**Exercise details:**
Every line of the data that contains the string "this" must be copied.

**Supplied material:**
** begin **
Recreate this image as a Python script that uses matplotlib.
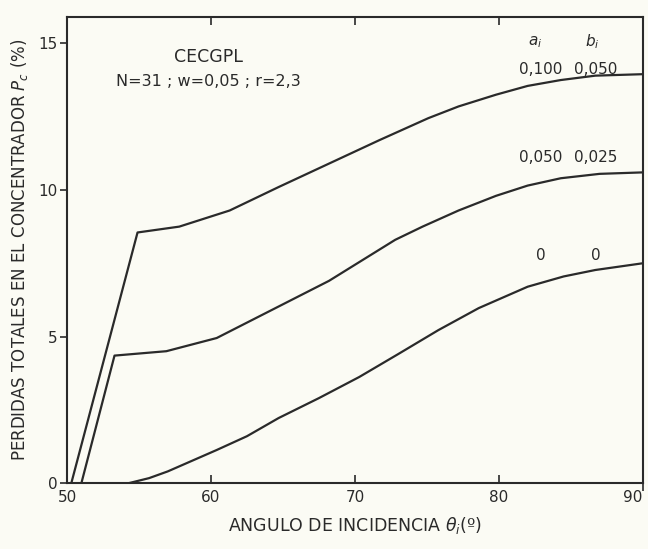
** end **
** begin **
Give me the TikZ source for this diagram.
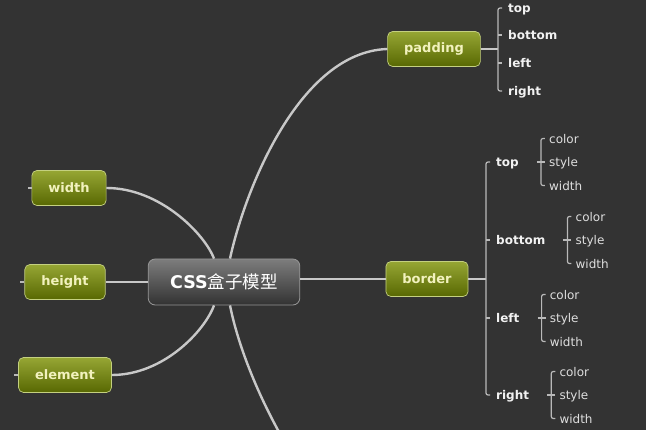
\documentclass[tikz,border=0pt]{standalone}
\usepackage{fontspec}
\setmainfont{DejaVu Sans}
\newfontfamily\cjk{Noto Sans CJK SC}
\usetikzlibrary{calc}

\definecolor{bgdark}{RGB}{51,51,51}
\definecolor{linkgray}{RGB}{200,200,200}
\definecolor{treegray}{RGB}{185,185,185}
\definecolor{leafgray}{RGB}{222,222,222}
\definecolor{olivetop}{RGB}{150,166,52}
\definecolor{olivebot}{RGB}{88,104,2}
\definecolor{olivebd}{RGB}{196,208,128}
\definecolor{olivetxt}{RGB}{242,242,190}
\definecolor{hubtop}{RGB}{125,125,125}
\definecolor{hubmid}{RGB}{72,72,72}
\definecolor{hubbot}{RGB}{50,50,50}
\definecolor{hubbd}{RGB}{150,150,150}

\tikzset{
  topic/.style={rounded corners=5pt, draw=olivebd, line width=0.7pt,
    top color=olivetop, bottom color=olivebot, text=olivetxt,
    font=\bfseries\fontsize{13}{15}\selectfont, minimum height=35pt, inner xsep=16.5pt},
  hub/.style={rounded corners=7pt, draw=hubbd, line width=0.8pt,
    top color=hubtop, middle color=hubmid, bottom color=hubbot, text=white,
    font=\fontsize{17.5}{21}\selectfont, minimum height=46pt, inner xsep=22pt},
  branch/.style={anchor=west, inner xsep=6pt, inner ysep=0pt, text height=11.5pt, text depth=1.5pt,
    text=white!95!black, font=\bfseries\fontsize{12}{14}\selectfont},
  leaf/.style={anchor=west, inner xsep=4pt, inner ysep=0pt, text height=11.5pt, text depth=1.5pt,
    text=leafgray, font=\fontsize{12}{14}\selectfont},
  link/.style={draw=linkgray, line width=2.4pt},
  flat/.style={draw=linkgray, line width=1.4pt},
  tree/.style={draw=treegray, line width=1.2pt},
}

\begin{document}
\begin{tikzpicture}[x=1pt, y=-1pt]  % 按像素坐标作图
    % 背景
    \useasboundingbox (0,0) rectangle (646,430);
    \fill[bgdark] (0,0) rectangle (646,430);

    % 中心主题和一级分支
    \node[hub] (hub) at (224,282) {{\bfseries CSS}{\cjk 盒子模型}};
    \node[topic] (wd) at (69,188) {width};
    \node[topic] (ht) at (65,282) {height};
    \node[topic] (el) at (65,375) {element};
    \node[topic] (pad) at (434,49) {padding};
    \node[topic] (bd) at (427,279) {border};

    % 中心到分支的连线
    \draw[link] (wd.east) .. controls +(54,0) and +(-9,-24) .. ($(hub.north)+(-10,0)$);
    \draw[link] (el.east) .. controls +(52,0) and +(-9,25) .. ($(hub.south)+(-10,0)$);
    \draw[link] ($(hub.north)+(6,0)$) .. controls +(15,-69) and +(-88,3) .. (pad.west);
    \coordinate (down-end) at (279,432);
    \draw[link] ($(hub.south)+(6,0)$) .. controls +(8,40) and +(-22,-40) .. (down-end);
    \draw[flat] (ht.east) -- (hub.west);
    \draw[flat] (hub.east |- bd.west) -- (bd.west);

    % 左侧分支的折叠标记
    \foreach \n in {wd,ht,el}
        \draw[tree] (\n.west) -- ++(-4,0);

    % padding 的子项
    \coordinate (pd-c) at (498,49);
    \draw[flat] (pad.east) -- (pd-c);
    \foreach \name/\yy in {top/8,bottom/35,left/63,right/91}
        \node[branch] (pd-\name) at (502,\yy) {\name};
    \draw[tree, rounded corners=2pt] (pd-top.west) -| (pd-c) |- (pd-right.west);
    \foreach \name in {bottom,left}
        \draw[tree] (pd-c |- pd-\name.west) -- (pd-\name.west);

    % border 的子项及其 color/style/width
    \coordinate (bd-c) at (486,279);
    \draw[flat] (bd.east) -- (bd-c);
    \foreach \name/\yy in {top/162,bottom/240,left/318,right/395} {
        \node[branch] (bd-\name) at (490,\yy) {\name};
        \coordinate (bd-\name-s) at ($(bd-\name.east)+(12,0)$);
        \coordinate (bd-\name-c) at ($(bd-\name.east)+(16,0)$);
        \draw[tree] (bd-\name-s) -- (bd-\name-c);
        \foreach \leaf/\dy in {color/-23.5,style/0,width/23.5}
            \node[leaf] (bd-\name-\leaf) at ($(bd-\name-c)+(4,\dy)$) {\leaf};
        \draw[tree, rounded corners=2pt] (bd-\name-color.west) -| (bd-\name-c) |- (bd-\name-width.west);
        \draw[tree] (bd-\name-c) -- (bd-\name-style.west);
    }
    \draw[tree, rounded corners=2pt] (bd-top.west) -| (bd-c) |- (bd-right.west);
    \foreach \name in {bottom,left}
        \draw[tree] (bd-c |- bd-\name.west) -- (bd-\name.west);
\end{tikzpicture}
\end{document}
** end **
**Task response:**
Recreate this image as a Python script that uses matplotlib.
Give me the TikZ source for this diagram.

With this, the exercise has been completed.